Begin Provided entries

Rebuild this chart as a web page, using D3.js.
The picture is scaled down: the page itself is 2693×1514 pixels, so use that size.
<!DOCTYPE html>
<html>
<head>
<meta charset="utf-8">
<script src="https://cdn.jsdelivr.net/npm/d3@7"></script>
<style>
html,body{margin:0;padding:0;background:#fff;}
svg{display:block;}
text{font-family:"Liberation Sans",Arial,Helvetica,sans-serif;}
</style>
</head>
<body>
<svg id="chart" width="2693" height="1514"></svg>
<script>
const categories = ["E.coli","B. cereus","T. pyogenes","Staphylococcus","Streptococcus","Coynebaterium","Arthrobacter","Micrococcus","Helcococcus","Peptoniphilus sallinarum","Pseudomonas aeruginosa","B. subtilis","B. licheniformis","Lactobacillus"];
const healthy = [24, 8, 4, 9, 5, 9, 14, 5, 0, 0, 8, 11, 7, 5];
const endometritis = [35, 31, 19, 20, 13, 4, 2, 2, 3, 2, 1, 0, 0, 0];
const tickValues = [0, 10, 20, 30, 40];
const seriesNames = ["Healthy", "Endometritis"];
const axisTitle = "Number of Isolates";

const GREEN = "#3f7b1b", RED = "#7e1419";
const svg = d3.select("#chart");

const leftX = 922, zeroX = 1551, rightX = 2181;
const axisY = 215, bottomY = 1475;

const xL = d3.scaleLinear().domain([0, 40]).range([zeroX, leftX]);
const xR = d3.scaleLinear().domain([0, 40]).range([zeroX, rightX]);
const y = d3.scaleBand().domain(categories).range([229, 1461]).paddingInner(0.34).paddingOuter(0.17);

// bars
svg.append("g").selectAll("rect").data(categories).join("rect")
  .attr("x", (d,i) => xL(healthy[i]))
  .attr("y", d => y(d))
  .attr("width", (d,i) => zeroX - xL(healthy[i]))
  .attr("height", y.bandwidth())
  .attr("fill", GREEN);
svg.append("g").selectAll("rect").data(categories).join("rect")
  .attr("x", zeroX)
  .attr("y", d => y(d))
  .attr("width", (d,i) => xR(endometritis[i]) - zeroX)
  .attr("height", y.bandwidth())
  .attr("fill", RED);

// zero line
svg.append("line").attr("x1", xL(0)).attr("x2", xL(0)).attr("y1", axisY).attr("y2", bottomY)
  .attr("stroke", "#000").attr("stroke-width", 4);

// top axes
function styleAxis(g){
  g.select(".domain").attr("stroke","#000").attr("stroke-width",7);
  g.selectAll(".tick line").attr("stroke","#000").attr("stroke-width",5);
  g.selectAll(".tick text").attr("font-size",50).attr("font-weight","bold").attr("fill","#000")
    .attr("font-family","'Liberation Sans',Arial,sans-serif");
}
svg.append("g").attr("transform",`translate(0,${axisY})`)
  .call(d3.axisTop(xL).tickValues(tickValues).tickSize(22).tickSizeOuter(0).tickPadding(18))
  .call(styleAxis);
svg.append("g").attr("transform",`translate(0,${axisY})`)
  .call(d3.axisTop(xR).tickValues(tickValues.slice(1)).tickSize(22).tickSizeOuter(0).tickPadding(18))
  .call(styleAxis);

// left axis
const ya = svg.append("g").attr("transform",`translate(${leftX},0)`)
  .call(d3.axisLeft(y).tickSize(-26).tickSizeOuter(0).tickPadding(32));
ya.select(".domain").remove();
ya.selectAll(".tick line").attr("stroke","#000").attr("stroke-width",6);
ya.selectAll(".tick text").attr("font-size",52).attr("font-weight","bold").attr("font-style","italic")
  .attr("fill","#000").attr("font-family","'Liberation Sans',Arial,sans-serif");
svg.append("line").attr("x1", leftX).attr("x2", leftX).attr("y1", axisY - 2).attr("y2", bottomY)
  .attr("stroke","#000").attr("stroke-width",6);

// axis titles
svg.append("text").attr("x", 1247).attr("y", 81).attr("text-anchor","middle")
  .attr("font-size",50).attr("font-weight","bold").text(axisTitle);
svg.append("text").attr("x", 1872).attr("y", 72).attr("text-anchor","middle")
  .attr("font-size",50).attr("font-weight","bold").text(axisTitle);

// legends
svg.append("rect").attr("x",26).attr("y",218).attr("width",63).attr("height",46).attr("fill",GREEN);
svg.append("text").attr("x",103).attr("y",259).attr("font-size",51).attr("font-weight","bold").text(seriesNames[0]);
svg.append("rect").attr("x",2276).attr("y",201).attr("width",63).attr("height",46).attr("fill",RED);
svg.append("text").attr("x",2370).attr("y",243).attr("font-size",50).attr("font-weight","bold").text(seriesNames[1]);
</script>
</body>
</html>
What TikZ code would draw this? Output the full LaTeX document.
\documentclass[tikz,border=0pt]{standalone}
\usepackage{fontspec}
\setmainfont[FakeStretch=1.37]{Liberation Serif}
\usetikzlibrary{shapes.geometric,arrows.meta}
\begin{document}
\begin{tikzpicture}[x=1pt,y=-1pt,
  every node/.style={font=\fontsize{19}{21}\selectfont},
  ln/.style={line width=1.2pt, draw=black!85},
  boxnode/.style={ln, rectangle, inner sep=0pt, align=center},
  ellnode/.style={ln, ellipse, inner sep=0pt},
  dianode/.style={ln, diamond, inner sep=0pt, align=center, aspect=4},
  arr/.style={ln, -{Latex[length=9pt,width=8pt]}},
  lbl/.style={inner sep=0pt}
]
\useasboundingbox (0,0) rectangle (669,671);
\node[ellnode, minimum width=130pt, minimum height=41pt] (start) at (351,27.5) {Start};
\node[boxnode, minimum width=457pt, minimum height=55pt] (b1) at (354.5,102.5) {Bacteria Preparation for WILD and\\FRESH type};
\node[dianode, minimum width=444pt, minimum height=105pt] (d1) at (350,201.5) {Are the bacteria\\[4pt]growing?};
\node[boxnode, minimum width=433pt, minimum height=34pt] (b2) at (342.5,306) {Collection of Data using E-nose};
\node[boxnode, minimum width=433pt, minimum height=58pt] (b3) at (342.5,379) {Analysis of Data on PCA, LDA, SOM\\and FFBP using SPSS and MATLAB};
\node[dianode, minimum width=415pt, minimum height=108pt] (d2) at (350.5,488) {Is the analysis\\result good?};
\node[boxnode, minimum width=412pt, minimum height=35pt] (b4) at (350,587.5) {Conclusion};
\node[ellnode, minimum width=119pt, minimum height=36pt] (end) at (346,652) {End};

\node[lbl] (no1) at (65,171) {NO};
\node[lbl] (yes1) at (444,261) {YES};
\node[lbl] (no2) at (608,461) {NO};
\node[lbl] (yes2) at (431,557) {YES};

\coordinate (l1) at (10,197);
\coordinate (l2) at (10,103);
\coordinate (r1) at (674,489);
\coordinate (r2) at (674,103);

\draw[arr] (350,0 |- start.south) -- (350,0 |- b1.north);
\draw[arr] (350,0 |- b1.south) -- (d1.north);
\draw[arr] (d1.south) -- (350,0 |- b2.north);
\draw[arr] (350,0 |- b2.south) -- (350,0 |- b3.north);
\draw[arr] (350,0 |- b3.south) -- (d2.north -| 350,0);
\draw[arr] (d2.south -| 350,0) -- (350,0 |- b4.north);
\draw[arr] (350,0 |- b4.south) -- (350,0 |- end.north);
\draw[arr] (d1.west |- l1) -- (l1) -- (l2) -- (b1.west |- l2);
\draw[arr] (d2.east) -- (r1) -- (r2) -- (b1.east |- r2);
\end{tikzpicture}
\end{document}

End Provided entries

(Written task)
Reproduce the listing in full. Keep it exactly as written.

(Exercise result)
Rebuild this chart as a web page, using D3.js.
The picture is scaled down: the page itself is 2693×1514 pixels, so use that size.
<!DOCTYPE html>
<html>
<head>
<meta charset="utf-8">
<script src="https://cdn.jsdelivr.net/npm/d3@7"></script>
<style>
html,body{margin:0;padding:0;background:#fff;}
svg{display:block;}
text{font-family:"Liberation Sans",Arial,Helvetica,sans-serif;}
</style>
</head>
<body>
<svg id="chart" width="2693" height="1514"></svg>
<script>
const categories = ["E.coli","B. cereus","T. pyogenes","Staphylococcus","Streptococcus","Coynebaterium","Arthrobacter","Micrococcus","Helcococcus","Peptoniphilus sallinarum","Pseudomonas aeruginosa","B. subtilis","B. licheniformis","Lactobacillus"];
const healthy = [24, 8, 4, 9, 5, 9, 14, 5, 0, 0, 8, 11, 7, 5];
const endometritis = [35, 31, 19, 20, 13, 4, 2, 2, 3, 2, 1, 0, 0, 0];
const tickValues = [0, 10, 20, 30, 40];
const seriesNames = ["Healthy", "Endometritis"];
const axisTitle = "Number of Isolates";

const GREEN = "#3f7b1b", RED = "#7e1419";
const svg = d3.select("#chart");

const leftX = 922, zeroX = 1551, rightX = 2181;
const axisY = 215, bottomY = 1475;

const xL = d3.scaleLinear().domain([0, 40]).range([zeroX, leftX]);
const xR = d3.scaleLinear().domain([0, 40]).range([zeroX, rightX]);
const y = d3.scaleBand().domain(categories).range([229, 1461]).paddingInner(0.34).paddingOuter(0.17);

// bars
svg.append("g").selectAll("rect").data(categories).join("rect")
  .attr("x", (d,i) => xL(healthy[i]))
  .attr("y", d => y(d))
  .attr("width", (d,i) => zeroX - xL(healthy[i]))
  .attr("height", y.bandwidth())
  .attr("fill", GREEN);
svg.append("g").selectAll("rect").data(categories).join("rect")
  .attr("x", zeroX)
  .attr("y", d => y(d))
  .attr("width", (d,i) => xR(endometritis[i]) - zeroX)
  .attr("height", y.bandwidth())
  .attr("fill", RED);

// zero line
svg.append("line").attr("x1", xL(0)).attr("x2", xL(0)).attr("y1", axisY).attr("y2", bottomY)
  .attr("stroke", "#000").attr("stroke-width", 4);

// top axes
function styleAxis(g){
  g.select(".domain").attr("stroke","#000").attr("stroke-width",7);
  g.selectAll(".tick line").attr("stroke","#000").attr("stroke-width",5);
  g.selectAll(".tick text").attr("font-size",50).attr("font-weight","bold").attr("fill","#000")
    .attr("font-family","'Liberation Sans',Arial,sans-serif");
}
svg.append("g").attr("transform",`translate(0,${axisY})`)
  .call(d3.axisTop(xL).tickValues(tickValues).tickSize(22).tickSizeOuter(0).tickPadding(18))
  .call(styleAxis);
svg.append("g").attr("transform",`translate(0,${axisY})`)
  .call(d3.axisTop(xR).tickValues(tickValues.slice(1)).tickSize(22).tickSizeOuter(0).tickPadding(18))
  .call(styleAxis);

// left axis
const ya = svg.append("g").attr("transform",`translate(${leftX},0)`)
  .call(d3.axisLeft(y).tickSize(-26).tickSizeOuter(0).tickPadding(32));
ya.select(".domain").remove();
ya.selectAll(".tick line").attr("stroke","#000").attr("stroke-width",6);
ya.selectAll(".tick text").attr("font-size",52).attr("font-weight","bold").attr("font-style","italic")
  .attr("fill","#000").attr("font-family","'Liberation Sans',Arial,sans-serif");
svg.append("line").attr("x1", leftX).attr("x2", leftX).attr("y1", axisY - 2).attr("y2", bottomY)
  .attr("stroke","#000").attr("stroke-width",6);

// axis titles
svg.append("text").attr("x", 1247).attr("y", 81).attr("text-anchor","middle")
  .attr("font-size",50).attr("font-weight","bold").text(axisTitle);
svg.append("text").attr("x", 1872).attr("y", 72).attr("text-anchor","middle")
  .attr("font-size",50).attr("font-weight","bold").text(axisTitle);

// legends
svg.append("rect").attr("x",26).attr("y",218).attr("width",63).attr("height",46).attr("fill",GREEN);
svg.append("text").attr("x",103).attr("y",259).attr("font-size",51).attr("font-weight","bold").text(seriesNames[0]);
svg.append("rect").attr("x",2276).attr("y",201).attr("width",63).attr("height",46).attr("fill",RED);
svg.append("text").attr("x",2370).attr("y",243).attr("font-size",50).attr("font-weight","bold").text(seriesNames[1]);
</script>
</body>
</html>
What TikZ code would draw this? Output the full LaTeX document.
\documentclass[tikz,border=0pt]{standalone}
\usepackage{fontspec}
\setmainfont[FakeStretch=1.37]{Liberation Serif}
\usetikzlibrary{shapes.geometric,arrows.meta}
\begin{document}
\begin{tikzpicture}[x=1pt,y=-1pt,
  every node/.style={font=\fontsize{19}{21}\selectfont},
  ln/.style={line width=1.2pt, draw=black!85},
  boxnode/.style={ln, rectangle, inner sep=0pt, align=center},
  ellnode/.style={ln, ellipse, inner sep=0pt},
  dianode/.style={ln, diamond, inner sep=0pt, align=center, aspect=4},
  arr/.style={ln, -{Latex[length=9pt,width=8pt]}},
  lbl/.style={inner sep=0pt}
]
\useasboundingbox (0,0) rectangle (669,671);
\node[ellnode, minimum width=130pt, minimum height=41pt] (start) at (351,27.5) {Start};
\node[boxnode, minimum width=457pt, minimum height=55pt] (b1) at (354.5,102.5) {Bacteria Preparation for WILD and\\FRESH type};
\node[dianode, minimum width=444pt, minimum height=105pt] (d1) at (350,201.5) {Are the bacteria\\[4pt]growing?};
\node[boxnode, minimum width=433pt, minimum height=34pt] (b2) at (342.5,306) {Collection of Data using E-nose};
\node[boxnode, minimum width=433pt, minimum height=58pt] (b3) at (342.5,379) {Analysis of Data on PCA, LDA, SOM\\and FFBP using SPSS and MATLAB};
\node[dianode, minimum width=415pt, minimum height=108pt] (d2) at (350.5,488) {Is the analysis\\result good?};
\node[boxnode, minimum width=412pt, minimum height=35pt] (b4) at (350,587.5) {Conclusion};
\node[ellnode, minimum width=119pt, minimum height=36pt] (end) at (346,652) {End};

\node[lbl] (no1) at (65,171) {NO};
\node[lbl] (yes1) at (444,261) {YES};
\node[lbl] (no2) at (608,461) {NO};
\node[lbl] (yes2) at (431,557) {YES};

\coordinate (l1) at (10,197);
\coordinate (l2) at (10,103);
\coordinate (r1) at (674,489);
\coordinate (r2) at (674,103);

\draw[arr] (350,0 |- start.south) -- (350,0 |- b1.north);
\draw[arr] (350,0 |- b1.south) -- (d1.north);
\draw[arr] (d1.south) -- (350,0 |- b2.north);
\draw[arr] (350,0 |- b2.south) -- (350,0 |- b3.north);
\draw[arr] (350,0 |- b3.south) -- (d2.north -| 350,0);
\draw[arr] (d2.south -| 350,0) -- (350,0 |- b4.north);
\draw[arr] (350,0 |- b4.south) -- (350,0 |- end.north);
\draw[arr] (d1.west |- l1) -- (l1) -- (l2) -- (b1.west |- l2);
\draw[arr] (d2.east) -- (r1) -- (r2) -- (b1.east |- r2);
\end{tikzpicture}
\end{document}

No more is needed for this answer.